European Union’s new General Data Protection Regulation (GDPR) will affect businesses worldwide, even though they might not be aware of it yet.
Starting with the 25th of May 2018, all companies that do business in the EU, or that manage EU citizens’ personal data, regardless of their size will need to be GDPR compliant. Even though the enforcement of this new Regulation is approaching fast, many organizations haven’t even heard of it yet.
In fact, a staggering 82% of global respondents to a survey carried out by Dell stated that they know little or nothing about the GDPR. In addition to this, nearly all companies comprised in the survey admitted to not having any plan in place for 2018. Only about 3% of companies have an actual action plan, with Germany feeling the most prepared.

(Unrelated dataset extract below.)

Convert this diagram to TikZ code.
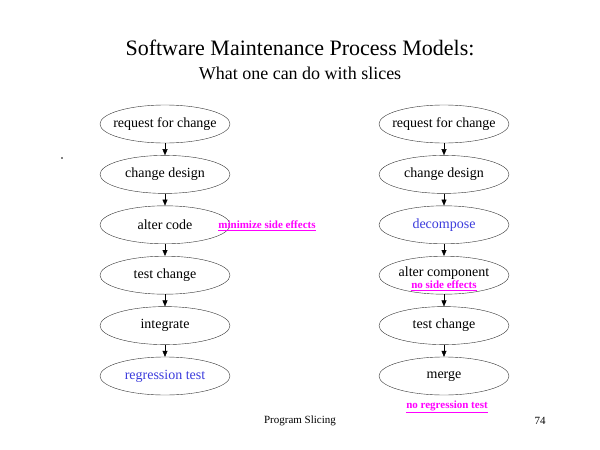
\documentclass[tikz,border=0pt]{standalone}
\usepackage{fontspec}
\setmainfont{Liberation Serif}
\usetikzlibrary{shapes.geometric,positioning,arrows.meta}

\definecolor{sliceblue}{RGB}{60,60,220}
\definecolor{notemagenta}{RGB}{255,0,255}

\tikzset{
  process/.style={ellipse,draw=black!80,thin,minimum width=130pt,minimum height=38pt,inner xsep=-20pt,inner ysep=0pt,font=\fontsize{14}{16}\selectfont},
  flow/.style={-{Triangle[length=6pt,width=5pt]},thin},
  note/.style={text=notemagenta,font=\fontsize{11}{13}\bfseries\selectfont,inner sep=0pt}
}

\begin{document}
\begin{tikzpicture}[x=1pt,y=1pt,node distance=12pt]
  \useasboundingbox (0,0) rectangle (600,-450);

  \node (title) at (300,-48) {\fontsize{22}{26}\selectfont Software Maintenance Process Models:};
  \node (subtitle) at (300,-73) {\fontsize{18}{22}\selectfont What one can do with slices};
  \node[circle,fill,inner sep=0.6pt] (bullet) at (62,-158) {};

  % left column
  \node[process] (request) at (165,-124) {request for change};
  \node[process] (design) [below=of request] {change design};
  \node[process] (alter) [below=of design] {alter code};
  \node[process] (test) [below=of alter] {test change};
  \node[process] (integrate) [below=of test] {integrate};
  \node[process,text=sliceblue] (regression) [below=of integrate] {regression test};
  \node[note] (minimize) at (267,-226) {\underline{minimize side effects}};

  \draw[flow] (request) -- (design);
  \draw[flow] (design) -- (alter);
  \draw[flow] (alter) -- (test);
  \draw[flow] (test) -- (integrate);
  \draw[flow] (integrate) -- (regression);

  % right column
  \node[process] (request_r) at (444,-124) {request for change};
  \node[process] (design_r) [below=of request_r] {change design};
  \node[process,text=sliceblue] (decompose) [below=of design_r] {decompose};
  \node[process] (component) [below=of decompose] {\raisebox{7pt}{alter component}};
  \node[process] (test_r) [below=of component] {test change};
  \node[process] (merge) [below=of test_r] {merge};
  \node[note] (noside) at (444,-286) {\underline{no side effects}};
  \node[note] (noregression) at (447,-407) {\underline{no regression test}};

  \draw[flow] (request_r) -- (design_r);
  \draw[flow] (design_r) -- (decompose);
  \draw[flow] (decompose) -- (component);
  \draw[flow] (component) -- (test_r);
  \draw[flow] (test_r) -- (merge);

  % footer
  \node (footer) at (300,-421) {\fontsize{11}{13}\selectfont Program Slicing};
  \node (page) at (540,-421) {\fontsize{11}{13}\selectfont 74};
\end{tikzpicture}
\end{document}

Adapting to the new requirements is going to be tough on businesses, and it will affect them on at least four dimensions. For them to be able to develop an efficient incident response plan and deal with the volume of breaches, companies will need to change their Technology, Procedures, Recruiting and Budgets.
Change in technologies
The General Data Protection Regulation strongly encourages security by design and by default. Prevention is better than mitigation, so the first thing organizations need to do is make sure the technology they develop or employ is GDPR compliant.
From the moment consent is required from data subjects, to data hosting and access, the digital solutions businesses use must all comply to the regulation requirements.
Encryption, pseudonymization and tokenization are practices considered adequate by GDPR for ensuring a good data protection.
Change in procedures
Using compliant technologies is not enough. If they are not accompanied by adequate procedures, their use renders obsolete.
Organizations need to assess what types of data they hold, and identify the ones that fall within the data breach notification in the event of a breach. Larger businesses need to develop policies and procedures for handling data breaches regarding mitigation and notification in the required timeline.
Procedures regarding data subjects’ consent must be established so that the process of giving and withdrawing consent is easy and unambiguous.
Change in recruiting
Choosing the right data processing partners as well as employing staff will be affected by the General Data Protection Regulation.
Organizations need to review their current third-party service providers in order to make sure they are GDPR-compliant, especially those located outside the European Union.
Additionally, internal awareness trainings on the new regulation requirements must be carried out with current and future employees, as they are a key component of any organizational compliance framework.
Change in budgets
Businesses should foresee the additional expenses that will arise with the need to introduce new procedures and tools, as well as to educate employees on the regulation.
Around 70% of the respondents in a report carried out by Baker & Mc Kenzie’s privacy shield survey think that organizations will need to invest significantly more on gaining compliance. They feel these additional financial efforts will be particularly directed to consent requirements, accountability, and data privacy & protection officers.
In the face of all the new requirements that GDPR will enforce, organizations will need to change some of their current policies in order to bring more transparency. They will need to allow EU citizens to learn what type of data is collected and what is its purpose.